TO DO
Leave out the pictures and repeat every record exactly.

Entries from a dataset:
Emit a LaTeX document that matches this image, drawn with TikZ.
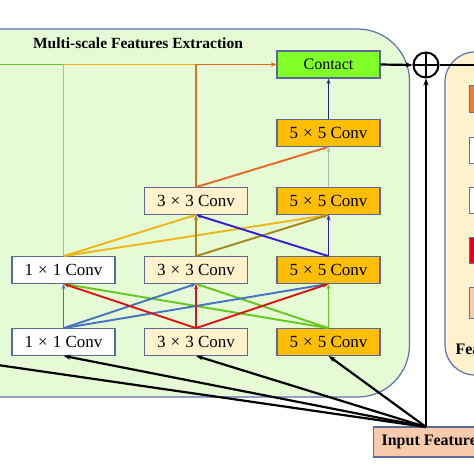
\documentclass[tikz,border=0pt]{standalone}
\usepackage{fontspec}
\setmainfont{Liberation Serif}
\usetikzlibrary{arrows.meta}
\definecolor{panelg}{RGB}{229,250,213}
\definecolor{panely}{RGB}{255,242,204}
\definecolor{panelb}{RGB}{92,112,176}
\definecolor{boxb}{RGB}{90,105,150}
\definecolor{lime}{RGB}{128,255,40}
\definecolor{conv5}{RGB}{255,190,0}
\definecolor{conv3}{RGB}{255,242,204}
\definecolor{pinkf}{RGB}{248,203,173}
\definecolor{lblue}{RGB}{68,114,196}
\definecolor{lred}{RGB}{215,20,20}
\definecolor{lgreen}{RGB}{100,200,30}
\definecolor{lgold}{RGB}{238,182,20}
\definecolor{lolive}{RGB}{165,135,25}
\definecolor{lpurple}{RGB}{50,30,210}
\definecolor{lorange}{RGB}{230,105,35}
\definecolor{lgray}{RGB}{175,185,175}
\definecolor{lnavy}{RGB}{20,40,130}
\definecolor{rorange}{RGB}{237,125,49}
\definecolor{rred}{RGB}{225,0,30}
\newcommand{\cv}[1]{#1\hspace{0.3em}×\hspace{0.3em}#1 Conv}
\tikzset{
  convbox/.style={draw=boxb, line width=1.2pt, minimum width=103pt, minimum height=26.5pt, inner sep=0pt, font=\fontsize{17}{19}\selectfont},
  cone/.style={convbox, fill=white},
  cthree/.style={convbox, fill=conv3},
  cfive/.style={convbox, fill=conv5},
  link/.style={line width=1.9pt, -{Stealth[length=5.5pt,width=4pt]}},
  blk/.style={line width=2.2pt, black, -{Stealth[length=7pt,width=5pt]}},
  sidebox/.style={draw=panelb, line width=1.2pt, minimum width=60pt, inner sep=0pt, anchor=north west}
}
\begin{document}
\begin{tikzpicture}[x=1pt,y=-1pt]
\useasboundingbox (0,0) rectangle (474,474);
\clip (0,0) rectangle (474,474);
\fill[white] (0,0) rectangle (474,474);
% panels
\draw[panelb, fill=panelg, line width=1.2pt, rounded corners=52pt] (-80,29) rectangle (409.5,397);
\draw[panelb, fill=panely, line width=1.2pt, rounded corners=30pt] (445,52) rectangle (560,375);
\node[font=\bfseries\fontsize{15.5}{18}\selectfont] (title) at (138,43) {Multi-scale Features Extraction};
% right panel boxes
\node[sidebox, fill=rorange, minimum height=27pt] (r1) at (469,85) {};
\node[sidebox, fill=white, minimum height=26pt] (r2) at (469,137) {};
\node[sidebox, fill=white, minimum height=26pt] (r3) at (469,187) {};
\node[sidebox, fill=rred, minimum height=26pt] (r4) at (469,237) {};
\node[sidebox, fill=pinkf, minimum height=31pt] (r5) at (469,287) {};
\node[font=\bfseries\fontsize{16}{18}\selectfont, anchor=west] (flab) at (452,349) {Features};
% conv nodes
\node[cone]   (a1) at (63.5,342) {\cv{1}};
\node[cthree] (a3) at (196,342) {\cv{3}};
\node[cfive]  (a5) at (328.5,342) {\cv{5}};
\node[cone]   (b1) at (63.5,270) {\cv{1}};
\node[cthree] (b3) at (196,270) {\cv{3}};
\node[cfive]  (b5) at (328.5,270) {\cv{5}};
\node[cthree] (c3) at (196,201) {\cv{3}};
\node[cfive]  (c5) at (328.5,201) {\cv{5}};
\node[cfive]  (d5) at (328.5,133) {\cv{5}};
\node[convbox, fill=lime, minimum height=27pt, font=\fontsize{16}{18}\selectfont] (con) at (328.5,64.5) {Contact};
\node[draw=black, line width=2pt, circle, minimum size=25pt, inner sep=0pt,
  path picture={\draw[line width=1.8pt] (path picture bounding box.north) -- (path picture bounding box.south)
   (path picture bounding box.west) -- (path picture bounding box.east);}] (plus) at (426,65) {};
\node[draw=boxb, fill=pinkf, line width=1.2pt, anchor=west, minimum height=30pt, inner xsep=8pt,
  font=\bfseries\fontsize{16}{18}\selectfont] (inp) at (373,442) {Input Features\hspace{60pt}};
\coordinate (src) at (426,427);
\coordinate (farleft) at (-30,361);
\coordinate (gl) at (-30,64.5);
\coordinate (rend) at (490,65);
% A -> B
\draw[link, lgreen] (a5.north) -- (b1.south);
\draw[link, lgreen] (a5.north) -- (b3.south);
\draw[link, lblue] (a1.north) -- (b3.south);
\draw[link, lblue] (a1.north) -- (b5.south);
\draw[link, lred] (a3.north) -- (b1.south);
\draw[link, lred] (a3.north) -- (b5.south);
\draw[link, lblue] (a1.north) -- (b1.south);
\draw[link, lred] (a3.north) -- (b3.south);
\draw[link, lgreen] (a5.north) -- (b5.south);
% B -> C
\draw[link, lgold] (b1.north) -- (c3.south);
\draw[link, lgold] (b1.north) -- (c5.south);
\draw[link, lolive] (b3.north) -- (c3.south);
\draw[link, lolive] (b3.north) -- (c5.south);
\draw[link, lpurple] (b5.north) -- (c3.south);
\draw[link, lpurple] (b5.north) -- (c5.south);
% C -> D
\draw[link, lgray] (c5.north) -- (d5.south);
\draw[link, lorange] (c3.north) -- (d5.south);
% to Contact
\draw[link, lgreen] (gl) -- (con.west);
\draw[link, lgold] (b1.north) |- (con.west);
\draw[link, lorange] (c3.north) |- (con.west);
\draw[link, lnavy] (d5.north) -- (con.south);
% black
\draw[blk] (con.east) -- (plus.west);
\draw[line width=2.2pt] (plus.east) -- (rend);
\draw[blk] (src) -- (plus.south);
\draw[blk] (src) -- (a5.south);
\draw[blk] (src) -- (a3.south);
\draw[blk] (src) -- (a1.south);
\draw[line width=2.2pt] (src) -- (farleft);
\end{tikzpicture}
\end{document}
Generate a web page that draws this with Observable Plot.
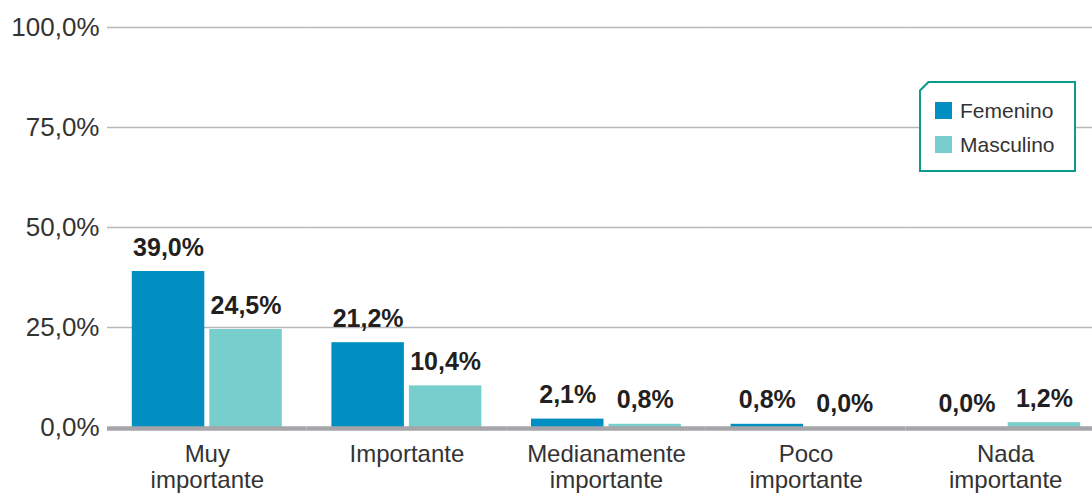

RESULT
Emit a LaTeX document that matches this image, drawn with TikZ.
\documentclass[tikz,border=0pt]{standalone}
\usepackage{fontspec}
\setmainfont{Liberation Serif}
\usetikzlibrary{arrows.meta}
\definecolor{panelg}{RGB}{229,250,213}
\definecolor{panely}{RGB}{255,242,204}
\definecolor{panelb}{RGB}{92,112,176}
\definecolor{boxb}{RGB}{90,105,150}
\definecolor{lime}{RGB}{128,255,40}
\definecolor{conv5}{RGB}{255,190,0}
\definecolor{conv3}{RGB}{255,242,204}
\definecolor{pinkf}{RGB}{248,203,173}
\definecolor{lblue}{RGB}{68,114,196}
\definecolor{lred}{RGB}{215,20,20}
\definecolor{lgreen}{RGB}{100,200,30}
\definecolor{lgold}{RGB}{238,182,20}
\definecolor{lolive}{RGB}{165,135,25}
\definecolor{lpurple}{RGB}{50,30,210}
\definecolor{lorange}{RGB}{230,105,35}
\definecolor{lgray}{RGB}{175,185,175}
\definecolor{lnavy}{RGB}{20,40,130}
\definecolor{rorange}{RGB}{237,125,49}
\definecolor{rred}{RGB}{225,0,30}
\newcommand{\cv}[1]{#1\hspace{0.3em}×\hspace{0.3em}#1 Conv}
\tikzset{
  convbox/.style={draw=boxb, line width=1.2pt, minimum width=103pt, minimum height=26.5pt, inner sep=0pt, font=\fontsize{17}{19}\selectfont},
  cone/.style={convbox, fill=white},
  cthree/.style={convbox, fill=conv3},
  cfive/.style={convbox, fill=conv5},
  link/.style={line width=1.9pt, -{Stealth[length=5.5pt,width=4pt]}},
  blk/.style={line width=2.2pt, black, -{Stealth[length=7pt,width=5pt]}},
  sidebox/.style={draw=panelb, line width=1.2pt, minimum width=60pt, inner sep=0pt, anchor=north west}
}
\begin{document}
\begin{tikzpicture}[x=1pt,y=-1pt]
\useasboundingbox (0,0) rectangle (474,474);
\clip (0,0) rectangle (474,474);
\fill[white] (0,0) rectangle (474,474);
% panels
\draw[panelb, fill=panelg, line width=1.2pt, rounded corners=52pt] (-80,29) rectangle (409.5,397);
\draw[panelb, fill=panely, line width=1.2pt, rounded corners=30pt] (445,52) rectangle (560,375);
\node[font=\bfseries\fontsize{15.5}{18}\selectfont] (title) at (138,43) {Multi-scale Features Extraction};
% right panel boxes
\node[sidebox, fill=rorange, minimum height=27pt] (r1) at (469,85) {};
\node[sidebox, fill=white, minimum height=26pt] (r2) at (469,137) {};
\node[sidebox, fill=white, minimum height=26pt] (r3) at (469,187) {};
\node[sidebox, fill=rred, minimum height=26pt] (r4) at (469,237) {};
\node[sidebox, fill=pinkf, minimum height=31pt] (r5) at (469,287) {};
\node[font=\bfseries\fontsize{16}{18}\selectfont, anchor=west] (flab) at (452,349) {Features};
% conv nodes
\node[cone]   (a1) at (63.5,342) {\cv{1}};
\node[cthree] (a3) at (196,342) {\cv{3}};
\node[cfive]  (a5) at (328.5,342) {\cv{5}};
\node[cone]   (b1) at (63.5,270) {\cv{1}};
\node[cthree] (b3) at (196,270) {\cv{3}};
\node[cfive]  (b5) at (328.5,270) {\cv{5}};
\node[cthree] (c3) at (196,201) {\cv{3}};
\node[cfive]  (c5) at (328.5,201) {\cv{5}};
\node[cfive]  (d5) at (328.5,133) {\cv{5}};
\node[convbox, fill=lime, minimum height=27pt, font=\fontsize{16}{18}\selectfont] (con) at (328.5,64.5) {Contact};
\node[draw=black, line width=2pt, circle, minimum size=25pt, inner sep=0pt,
  path picture={\draw[line width=1.8pt] (path picture bounding box.north) -- (path picture bounding box.south)
   (path picture bounding box.west) -- (path picture bounding box.east);}] (plus) at (426,65) {};
\node[draw=boxb, fill=pinkf, line width=1.2pt, anchor=west, minimum height=30pt, inner xsep=8pt,
  font=\bfseries\fontsize{16}{18}\selectfont] (inp) at (373,442) {Input Features\hspace{60pt}};
\coordinate (src) at (426,427);
\coordinate (farleft) at (-30,361);
\coordinate (gl) at (-30,64.5);
\coordinate (rend) at (490,65);
% A -> B
\draw[link, lgreen] (a5.north) -- (b1.south);
\draw[link, lgreen] (a5.north) -- (b3.south);
\draw[link, lblue] (a1.north) -- (b3.south);
\draw[link, lblue] (a1.north) -- (b5.south);
\draw[link, lred] (a3.north) -- (b1.south);
\draw[link, lred] (a3.north) -- (b5.south);
\draw[link, lblue] (a1.north) -- (b1.south);
\draw[link, lred] (a3.north) -- (b3.south);
\draw[link, lgreen] (a5.north) -- (b5.south);
% B -> C
\draw[link, lgold] (b1.north) -- (c3.south);
\draw[link, lgold] (b1.north) -- (c5.south);
\draw[link, lolive] (b3.north) -- (c3.south);
\draw[link, lolive] (b3.north) -- (c5.south);
\draw[link, lpurple] (b5.north) -- (c3.south);
\draw[link, lpurple] (b5.north) -- (c5.south);
% C -> D
\draw[link, lgray] (c5.north) -- (d5.south);
\draw[link, lorange] (c3.north) -- (d5.south);
% to Contact
\draw[link, lgreen] (gl) -- (con.west);
\draw[link, lgold] (b1.north) |- (con.west);
\draw[link, lorange] (c3.north) |- (con.west);
\draw[link, lnavy] (d5.north) -- (con.south);
% black
\draw[blk] (con.east) -- (plus.west);
\draw[line width=2.2pt] (plus.east) -- (rend);
\draw[blk] (src) -- (plus.south);
\draw[blk] (src) -- (a5.south);
\draw[blk] (src) -- (a3.south);
\draw[blk] (src) -- (a1.south);
\draw[line width=2.2pt] (src) -- (farleft);
\end{tikzpicture}
\end{document}
Generate a web page that draws this with Observable Plot.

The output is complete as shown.